The Subaru XV is still based on the same platform as the Impreza. It’s not so much an SUV as it is an Impreza hatchback on stilts. That’s not a bad thing – it means plenty interior space for the driver and passengers, and safety in abundance, with Subaru building in crumple zones for every scenario. Sadly though, essentially being a hatchback means storage space is severely compromised. The load sill is high, and the roof line low, meaning you’ll struggle to pack much in the boot of the Subaru XV.
The engine has also stayed the same – a 2.0-litre naturally aspirated direct injection petrol Boxer-motor, plating up outputs of 110kW, with torque just shy of the 200 mark at 196Nm. Power goes to all four corners on a permanent basis, in 2.0i-S Lineartronic guise via a revised CVT gearbox. The programming has been tweaked with the face lift for better in-gear acceleration – a big gripe of ours from the original model.
On the road:
The revised CVT gearbox has made a vast difference to the overtaking ability of the Subaru XV. On a 450km trip out to Christiana in the North West, cruise control and a speed limit varying between 100- and 120km/h and long-haul trucks frequently slowing things down, being able to overtake efficiently is a must. The revised transmission now offers better torque efficiency and feels less elastic when trying to overtake. It’s efficient on fuel too – as it should be – sipping 7.0l/100km on a combined, but predominantly extra-urban, road trip.
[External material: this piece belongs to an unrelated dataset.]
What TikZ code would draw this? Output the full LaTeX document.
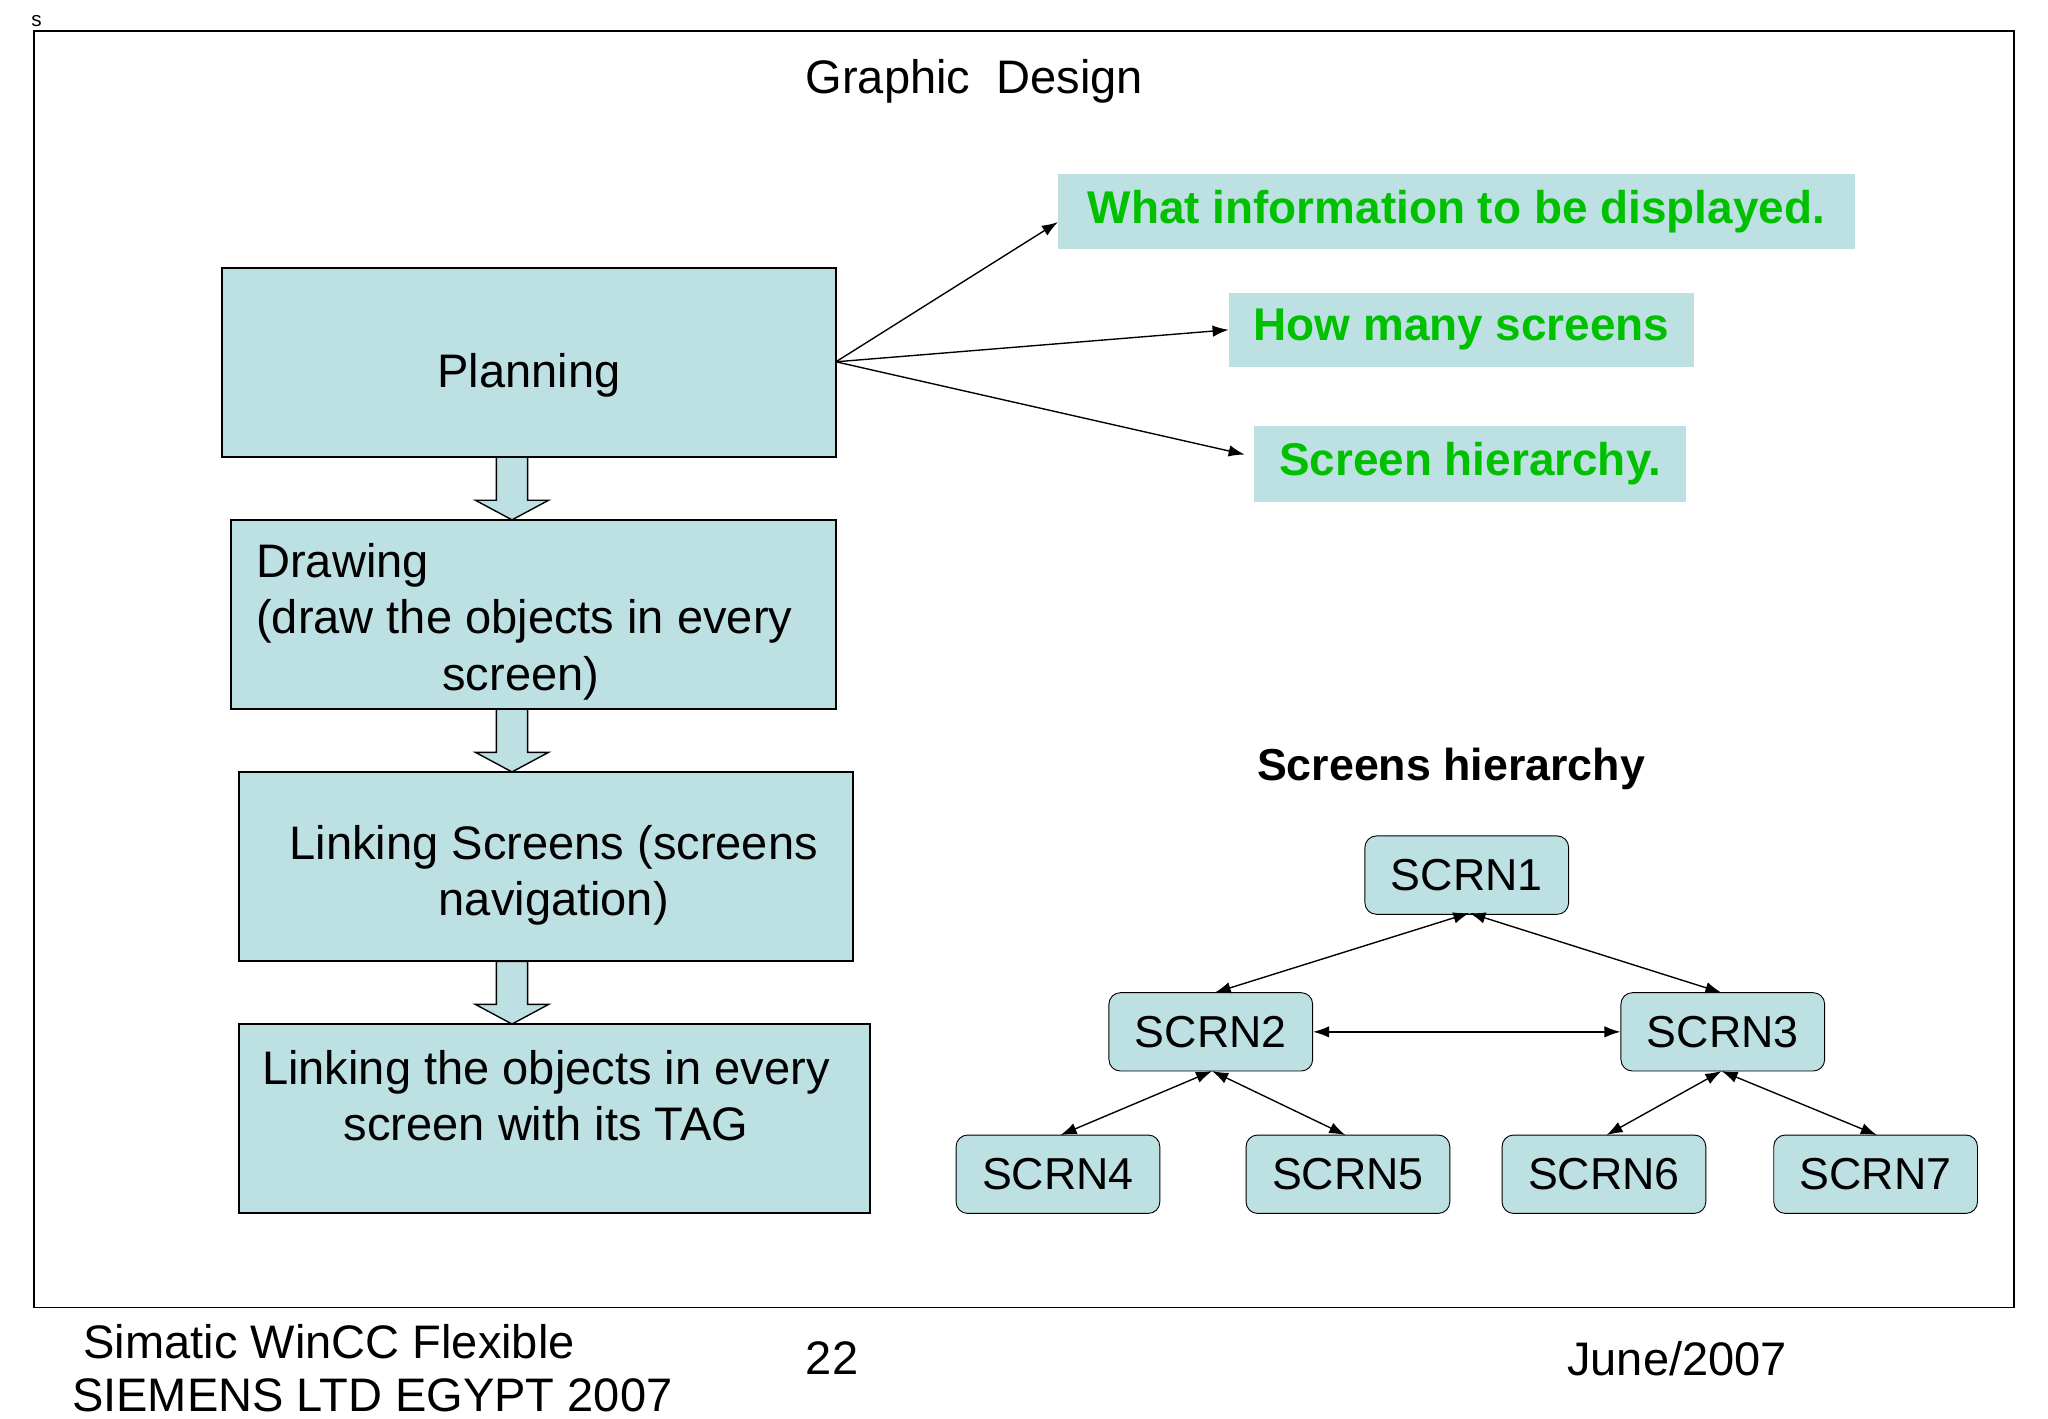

5 hours down the line on a long and dreary drive, I was still feeling fresh. Supportive seats, good all-round visibility, and high levels of comfort in the Subaru XV ensure that long distance trips don’t take their toll on the driver. Standard equipment includes climate control, electric driver seat adjustment, cruise control, and a sunroof to make the interior feel airy – and overall the comfort levels are high.
But what happens when the road ends?
There was a reason I requested a Subaru when I planned this trip. Subaru are known for making vehicles that can go anywhere – they’re famed for making hatchbacks conquer rally courses, so surely a crossover/SUV such as the Subaru XV would be more than up to the task of taking the path less travelled.
Just outside of Christiana, 30km away from the Callaho Warmblood Stud, the road takes a turn for the worse. The tarmac turns to potholes interspersed with bits of asphalt, and corrugated dirt stretches suddenly appear on the other side of blind crests.
The Subaru XV’s 220mm ground clearance and permanent AWD gave it a clear advantage, and despite the rapidly changing surfaces, loose sand and corrugations, the Subaru XV was unwavering in its ability to tackle the road less travelled. The XV’s suspension struck a fine balance between being supportive and accommodating, and maintaining control. Rebound damping in particular – how the suspension responds as the load is released from it – was superb, maintaining contact with the road surface and never once feeling disconnected, or overly harsh.
On a road that I’ve personally experienced many a so-called ‘off-roader’ failing on, the Subaru XV was incredibly composed – completely belying its humble commuter sedan/hatchback underpinnings.
3 days with the Subaru XV went by in a flash. Facing a combination of long highway cruises and daunting dirt tracks, the arduous journey was handled with complete composure and effortless ability on the part of the Subaru XV. On an auction weekend where the wealthy spent up to R750 000 on a single horse, the real star of my weekend cost only R419 000. When you’re not sure what the road ahead holds, the Subaru XV is exactly the tool you want to tackle the journey.